* _Items from a data source_
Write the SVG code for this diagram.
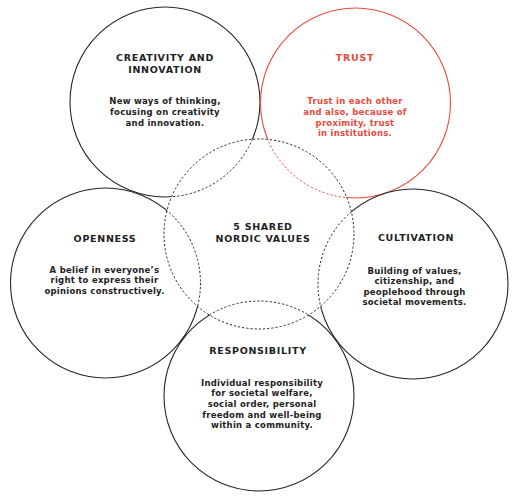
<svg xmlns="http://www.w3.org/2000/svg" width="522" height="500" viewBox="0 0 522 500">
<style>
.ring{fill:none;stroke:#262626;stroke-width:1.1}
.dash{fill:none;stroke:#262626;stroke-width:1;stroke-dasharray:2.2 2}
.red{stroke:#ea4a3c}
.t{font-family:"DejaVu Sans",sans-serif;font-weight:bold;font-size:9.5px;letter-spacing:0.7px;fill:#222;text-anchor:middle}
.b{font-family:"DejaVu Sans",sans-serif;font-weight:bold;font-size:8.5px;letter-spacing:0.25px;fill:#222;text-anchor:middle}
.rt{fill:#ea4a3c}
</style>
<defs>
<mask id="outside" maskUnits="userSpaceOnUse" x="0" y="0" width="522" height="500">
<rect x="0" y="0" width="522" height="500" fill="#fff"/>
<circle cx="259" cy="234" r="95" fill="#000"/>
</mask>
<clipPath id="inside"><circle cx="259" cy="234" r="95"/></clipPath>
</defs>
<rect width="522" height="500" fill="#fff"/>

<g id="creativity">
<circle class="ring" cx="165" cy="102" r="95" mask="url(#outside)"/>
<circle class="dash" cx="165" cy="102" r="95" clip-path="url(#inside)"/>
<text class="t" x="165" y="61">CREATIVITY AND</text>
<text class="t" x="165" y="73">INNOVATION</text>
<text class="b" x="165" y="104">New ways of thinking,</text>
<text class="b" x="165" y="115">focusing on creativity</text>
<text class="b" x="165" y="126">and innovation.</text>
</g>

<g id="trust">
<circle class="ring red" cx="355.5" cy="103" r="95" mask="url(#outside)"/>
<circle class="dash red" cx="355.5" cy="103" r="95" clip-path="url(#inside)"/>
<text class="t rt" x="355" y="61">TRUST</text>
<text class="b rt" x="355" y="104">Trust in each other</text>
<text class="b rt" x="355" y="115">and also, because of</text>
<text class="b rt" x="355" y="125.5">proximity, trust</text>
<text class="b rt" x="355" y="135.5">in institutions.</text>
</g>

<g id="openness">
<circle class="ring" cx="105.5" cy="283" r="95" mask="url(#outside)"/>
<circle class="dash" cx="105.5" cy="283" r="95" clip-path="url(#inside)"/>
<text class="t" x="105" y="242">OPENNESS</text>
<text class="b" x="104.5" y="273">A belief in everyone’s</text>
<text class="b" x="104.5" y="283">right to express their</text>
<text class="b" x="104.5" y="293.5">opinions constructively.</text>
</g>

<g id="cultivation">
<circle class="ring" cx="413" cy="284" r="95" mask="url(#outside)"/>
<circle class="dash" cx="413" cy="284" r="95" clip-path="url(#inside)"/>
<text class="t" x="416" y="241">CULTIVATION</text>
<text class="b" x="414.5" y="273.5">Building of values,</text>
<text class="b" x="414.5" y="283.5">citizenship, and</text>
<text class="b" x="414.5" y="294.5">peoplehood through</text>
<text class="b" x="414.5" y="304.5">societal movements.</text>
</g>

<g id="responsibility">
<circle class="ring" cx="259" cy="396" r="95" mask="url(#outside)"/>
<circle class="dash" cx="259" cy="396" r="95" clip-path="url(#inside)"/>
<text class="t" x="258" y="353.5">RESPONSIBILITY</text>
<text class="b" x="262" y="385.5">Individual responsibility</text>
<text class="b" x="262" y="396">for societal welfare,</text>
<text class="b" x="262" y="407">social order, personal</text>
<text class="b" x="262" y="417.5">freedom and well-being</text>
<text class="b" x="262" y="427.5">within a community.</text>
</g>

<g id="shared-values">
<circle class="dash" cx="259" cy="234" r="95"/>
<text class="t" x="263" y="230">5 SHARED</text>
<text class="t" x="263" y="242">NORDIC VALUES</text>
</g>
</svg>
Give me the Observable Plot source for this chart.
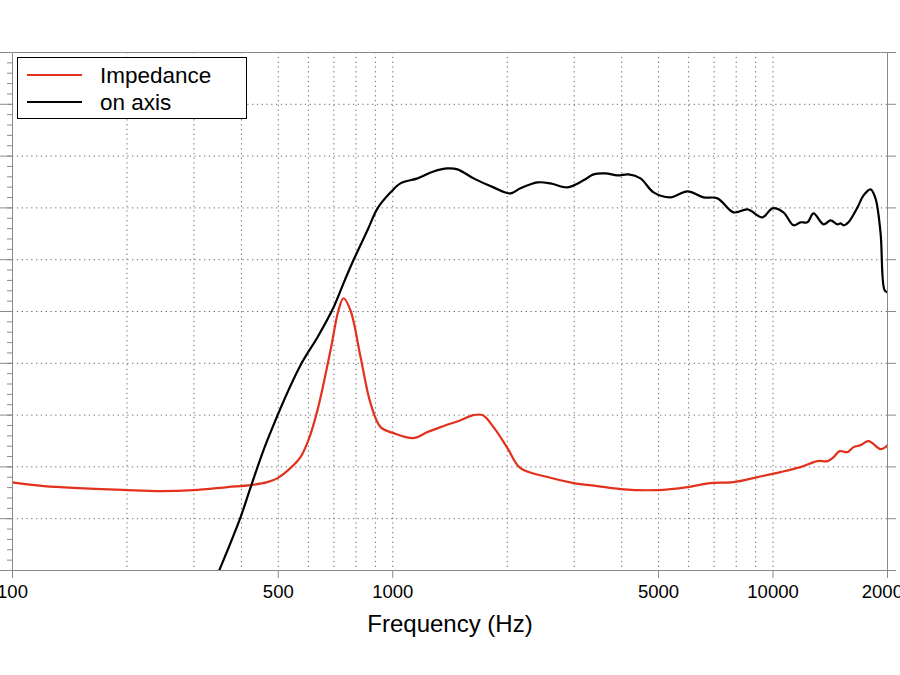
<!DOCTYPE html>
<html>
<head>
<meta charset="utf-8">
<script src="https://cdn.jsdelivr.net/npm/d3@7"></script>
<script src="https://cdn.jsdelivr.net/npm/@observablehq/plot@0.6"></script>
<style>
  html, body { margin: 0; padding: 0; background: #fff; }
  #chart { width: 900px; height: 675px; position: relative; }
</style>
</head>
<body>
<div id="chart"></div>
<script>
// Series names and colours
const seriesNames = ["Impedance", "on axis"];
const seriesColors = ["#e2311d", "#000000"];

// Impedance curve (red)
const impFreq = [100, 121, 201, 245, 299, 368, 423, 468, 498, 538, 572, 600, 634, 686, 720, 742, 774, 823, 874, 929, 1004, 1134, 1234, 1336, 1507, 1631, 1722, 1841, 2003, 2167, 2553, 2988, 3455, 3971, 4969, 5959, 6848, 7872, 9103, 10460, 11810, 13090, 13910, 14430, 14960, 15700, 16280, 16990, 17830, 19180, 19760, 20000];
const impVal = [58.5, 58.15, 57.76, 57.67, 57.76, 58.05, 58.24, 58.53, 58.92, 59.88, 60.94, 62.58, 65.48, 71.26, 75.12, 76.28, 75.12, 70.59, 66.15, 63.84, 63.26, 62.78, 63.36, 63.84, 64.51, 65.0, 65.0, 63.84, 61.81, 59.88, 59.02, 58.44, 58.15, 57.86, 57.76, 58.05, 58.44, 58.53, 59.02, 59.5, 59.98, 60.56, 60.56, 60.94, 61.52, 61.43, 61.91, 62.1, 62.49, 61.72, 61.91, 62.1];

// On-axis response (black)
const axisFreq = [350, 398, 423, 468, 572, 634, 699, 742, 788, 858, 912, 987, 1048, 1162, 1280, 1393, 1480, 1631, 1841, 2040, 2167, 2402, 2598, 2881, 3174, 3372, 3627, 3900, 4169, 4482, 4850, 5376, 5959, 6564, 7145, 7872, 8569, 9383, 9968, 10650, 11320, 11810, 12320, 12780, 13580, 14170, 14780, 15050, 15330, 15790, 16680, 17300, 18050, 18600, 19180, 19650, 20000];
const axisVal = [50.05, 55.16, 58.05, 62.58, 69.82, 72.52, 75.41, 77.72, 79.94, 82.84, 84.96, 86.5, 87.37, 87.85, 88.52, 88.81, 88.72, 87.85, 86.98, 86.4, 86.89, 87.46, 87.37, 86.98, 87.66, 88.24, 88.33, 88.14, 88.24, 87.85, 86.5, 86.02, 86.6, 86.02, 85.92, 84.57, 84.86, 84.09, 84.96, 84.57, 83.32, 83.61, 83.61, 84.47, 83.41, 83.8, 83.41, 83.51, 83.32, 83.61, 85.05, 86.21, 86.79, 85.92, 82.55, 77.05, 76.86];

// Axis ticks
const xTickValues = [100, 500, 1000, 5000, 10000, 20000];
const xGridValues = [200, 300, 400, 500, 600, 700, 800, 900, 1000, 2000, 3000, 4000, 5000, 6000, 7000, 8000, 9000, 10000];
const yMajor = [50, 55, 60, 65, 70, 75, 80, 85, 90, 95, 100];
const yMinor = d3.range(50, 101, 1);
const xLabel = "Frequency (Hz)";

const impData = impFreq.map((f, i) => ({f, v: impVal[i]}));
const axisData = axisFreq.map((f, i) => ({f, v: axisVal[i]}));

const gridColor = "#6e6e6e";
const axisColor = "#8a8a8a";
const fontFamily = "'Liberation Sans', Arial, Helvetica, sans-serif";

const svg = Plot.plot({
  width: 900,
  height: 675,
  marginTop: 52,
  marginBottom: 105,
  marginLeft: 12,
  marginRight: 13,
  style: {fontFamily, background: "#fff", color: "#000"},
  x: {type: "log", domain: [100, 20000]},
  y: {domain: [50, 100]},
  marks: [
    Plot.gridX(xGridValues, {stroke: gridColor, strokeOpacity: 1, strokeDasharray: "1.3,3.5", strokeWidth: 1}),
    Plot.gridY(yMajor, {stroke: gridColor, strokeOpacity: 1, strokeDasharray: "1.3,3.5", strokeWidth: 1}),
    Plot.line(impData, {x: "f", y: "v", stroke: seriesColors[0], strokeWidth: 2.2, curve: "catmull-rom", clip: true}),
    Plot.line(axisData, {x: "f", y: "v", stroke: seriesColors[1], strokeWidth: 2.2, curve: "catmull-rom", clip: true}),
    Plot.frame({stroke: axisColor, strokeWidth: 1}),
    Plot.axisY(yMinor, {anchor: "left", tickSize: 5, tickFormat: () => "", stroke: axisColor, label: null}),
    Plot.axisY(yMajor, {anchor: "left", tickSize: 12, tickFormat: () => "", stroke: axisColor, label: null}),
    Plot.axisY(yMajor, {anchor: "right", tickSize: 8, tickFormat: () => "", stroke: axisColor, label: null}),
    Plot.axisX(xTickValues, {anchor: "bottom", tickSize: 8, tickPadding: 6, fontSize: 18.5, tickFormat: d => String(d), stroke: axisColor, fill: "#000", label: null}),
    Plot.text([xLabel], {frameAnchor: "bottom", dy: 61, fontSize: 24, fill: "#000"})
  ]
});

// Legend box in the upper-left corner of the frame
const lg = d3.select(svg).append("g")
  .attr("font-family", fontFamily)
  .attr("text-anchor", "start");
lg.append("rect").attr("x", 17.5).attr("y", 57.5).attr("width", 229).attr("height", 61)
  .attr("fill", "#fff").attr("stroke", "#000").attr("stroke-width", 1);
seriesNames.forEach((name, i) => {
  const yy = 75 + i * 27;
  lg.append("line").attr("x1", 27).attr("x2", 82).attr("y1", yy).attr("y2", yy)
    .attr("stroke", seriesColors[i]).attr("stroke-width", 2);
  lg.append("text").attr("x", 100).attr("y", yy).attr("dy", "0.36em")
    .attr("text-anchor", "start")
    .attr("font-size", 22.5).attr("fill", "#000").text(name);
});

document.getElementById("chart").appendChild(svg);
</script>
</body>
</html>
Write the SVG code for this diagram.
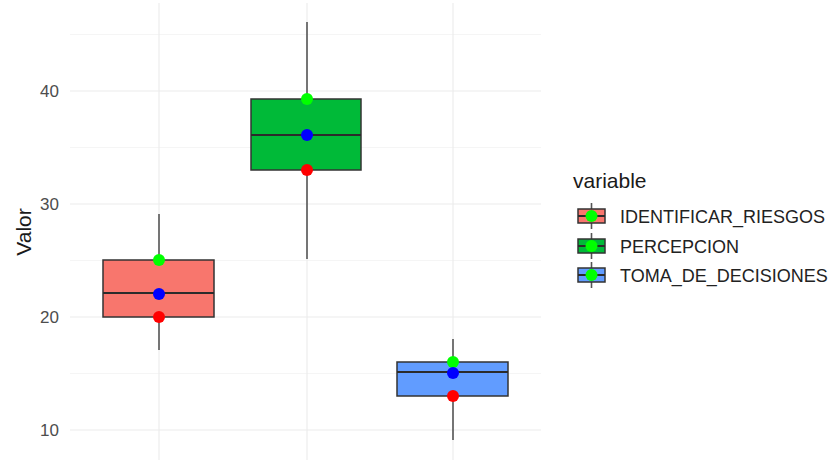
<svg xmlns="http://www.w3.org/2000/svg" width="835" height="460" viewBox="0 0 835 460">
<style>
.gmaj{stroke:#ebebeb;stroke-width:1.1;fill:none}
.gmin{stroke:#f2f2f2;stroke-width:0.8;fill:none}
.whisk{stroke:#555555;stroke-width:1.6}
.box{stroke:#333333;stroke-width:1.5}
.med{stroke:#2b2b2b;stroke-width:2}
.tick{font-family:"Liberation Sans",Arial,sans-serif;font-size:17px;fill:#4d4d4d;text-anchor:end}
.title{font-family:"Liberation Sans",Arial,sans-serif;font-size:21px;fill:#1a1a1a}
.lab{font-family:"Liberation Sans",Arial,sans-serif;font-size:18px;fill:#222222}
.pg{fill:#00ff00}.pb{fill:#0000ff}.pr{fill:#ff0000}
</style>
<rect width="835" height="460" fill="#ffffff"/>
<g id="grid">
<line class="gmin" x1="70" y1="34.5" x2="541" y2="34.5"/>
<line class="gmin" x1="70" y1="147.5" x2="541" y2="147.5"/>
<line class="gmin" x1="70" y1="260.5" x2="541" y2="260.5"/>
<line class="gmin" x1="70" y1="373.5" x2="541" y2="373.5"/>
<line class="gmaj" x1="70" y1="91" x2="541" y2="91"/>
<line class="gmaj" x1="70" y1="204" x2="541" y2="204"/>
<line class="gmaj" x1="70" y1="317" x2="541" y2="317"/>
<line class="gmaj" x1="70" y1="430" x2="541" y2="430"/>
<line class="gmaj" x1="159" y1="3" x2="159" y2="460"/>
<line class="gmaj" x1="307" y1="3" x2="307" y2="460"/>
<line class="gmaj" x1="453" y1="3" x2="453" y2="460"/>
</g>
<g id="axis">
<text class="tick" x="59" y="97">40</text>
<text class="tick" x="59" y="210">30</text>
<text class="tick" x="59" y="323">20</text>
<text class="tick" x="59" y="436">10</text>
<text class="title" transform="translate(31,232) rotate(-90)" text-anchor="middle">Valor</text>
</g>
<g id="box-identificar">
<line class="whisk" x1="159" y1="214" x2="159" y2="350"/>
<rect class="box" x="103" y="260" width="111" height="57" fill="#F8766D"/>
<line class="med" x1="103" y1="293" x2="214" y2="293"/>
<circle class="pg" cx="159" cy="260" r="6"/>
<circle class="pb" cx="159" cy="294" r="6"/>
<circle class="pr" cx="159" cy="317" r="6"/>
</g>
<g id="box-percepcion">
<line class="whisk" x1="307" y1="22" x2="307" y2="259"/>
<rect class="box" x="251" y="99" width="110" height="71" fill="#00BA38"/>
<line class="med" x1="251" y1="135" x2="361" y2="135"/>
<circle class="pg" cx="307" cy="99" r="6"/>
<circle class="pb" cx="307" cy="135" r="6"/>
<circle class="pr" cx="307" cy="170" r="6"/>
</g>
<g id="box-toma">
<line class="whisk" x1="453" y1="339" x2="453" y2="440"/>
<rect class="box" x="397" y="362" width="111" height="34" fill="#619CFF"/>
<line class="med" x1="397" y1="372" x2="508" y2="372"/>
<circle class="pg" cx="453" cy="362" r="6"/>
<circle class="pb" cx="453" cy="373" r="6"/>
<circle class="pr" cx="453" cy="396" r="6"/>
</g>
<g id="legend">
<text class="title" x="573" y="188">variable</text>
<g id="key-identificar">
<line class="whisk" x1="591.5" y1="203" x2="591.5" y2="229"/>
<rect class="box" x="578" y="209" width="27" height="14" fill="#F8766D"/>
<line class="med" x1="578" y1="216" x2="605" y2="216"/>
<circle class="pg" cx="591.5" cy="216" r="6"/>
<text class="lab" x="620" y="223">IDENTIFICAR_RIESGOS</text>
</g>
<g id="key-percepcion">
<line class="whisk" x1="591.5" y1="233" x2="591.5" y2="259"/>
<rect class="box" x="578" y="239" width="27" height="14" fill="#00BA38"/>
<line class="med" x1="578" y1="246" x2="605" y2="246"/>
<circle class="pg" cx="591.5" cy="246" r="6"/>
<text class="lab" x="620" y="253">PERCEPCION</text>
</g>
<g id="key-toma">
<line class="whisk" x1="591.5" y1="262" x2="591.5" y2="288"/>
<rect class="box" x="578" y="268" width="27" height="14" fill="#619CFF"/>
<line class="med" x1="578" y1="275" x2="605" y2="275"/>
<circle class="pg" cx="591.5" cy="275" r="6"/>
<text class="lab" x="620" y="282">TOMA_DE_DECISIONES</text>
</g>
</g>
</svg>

* _Objective_
Both the line containing "Give me the" and the line containing "82.55, 77.05, 76.86];" belong in the copy, along with every line between them. Reproduce that stretch exactly, without the pictures.

* _Complete output_
Give me the Observable Plot source for this chart.
<!DOCTYPE html>
<html>
<head>
<meta charset="utf-8">
<script src="https://cdn.jsdelivr.net/npm/d3@7"></script>
<script src="https://cdn.jsdelivr.net/npm/@observablehq/plot@0.6"></script>
<style>
  html, body { margin: 0; padding: 0; background: #fff; }
  #chart { width: 900px; height: 675px; position: relative; }
</style>
</head>
<body>
<div id="chart"></div>
<script>
// Series names and colours
const seriesNames = ["Impedance", "on axis"];
const seriesColors = ["#e2311d", "#000000"];

// Impedance curve (red)
const impFreq = [100, 121, 201, 245, 299, 368, 423, 468, 498, 538, 572, 600, 634, 686, 720, 742, 774, 823, 874, 929, 1004, 1134, 1234, 1336, 1507, 1631, 1722, 1841, 2003, 2167, 2553, 2988, 3455, 3971, 4969, 5959, 6848, 7872, 9103, 10460, 11810, 13090, 13910, 14430, 14960, 15700, 16280, 16990, 17830, 19180, 19760, 20000];
const impVal = [58.5, 58.15, 57.76, 57.67, 57.76, 58.05, 58.24, 58.53, 58.92, 59.88, 60.94, 62.58, 65.48, 71.26, 75.12, 76.28, 75.12, 70.59, 66.15, 63.84, 63.26, 62.78, 63.36, 63.84, 64.51, 65.0, 65.0, 63.84, 61.81, 59.88, 59.02, 58.44, 58.15, 57.86, 57.76, 58.05, 58.44, 58.53, 59.02, 59.5, 59.98, 60.56, 60.56, 60.94, 61.52, 61.43, 61.91, 62.1, 62.49, 61.72, 61.91, 62.1];

// On-axis response (black)
const axisFreq = [350, 398, 423, 468, 572, 634, 699, 742, 788, 858, 912, 987, 1048, 1162, 1280, 1393, 1480, 1631, 1841, 2040, 2167, 2402, 2598, 2881, 3174, 3372, 3627, 3900, 4169, 4482, 4850, 5376, 5959, 6564, 7145, 7872, 8569, 9383, 9968, 10650, 11320, 11810, 12320, 12780, 13580, 14170, 14780, 15050, 15330, 15790, 16680, 17300, 18050, 18600, 19180, 19650, 20000];
const axisVal = [50.05, 55.16, 58.05, 62.58, 69.82, 72.52, 75.41, 77.72, 79.94, 82.84, 84.96, 86.5, 87.37, 87.85, 88.52, 88.81, 88.72, 87.85, 86.98, 86.4, 86.89, 87.46, 87.37, 86.98, 87.66, 88.24, 88.33, 88.14, 88.24, 87.85, 86.5, 86.02, 86.6, 86.02, 85.92, 84.57, 84.86, 84.09, 84.96, 84.57, 83.32, 83.61, 83.61, 84.47, 83.41, 83.8, 83.41, 83.51, 83.32, 83.61, 85.05, 86.21, 86.79, 85.92, 82.55, 77.05, 76.86];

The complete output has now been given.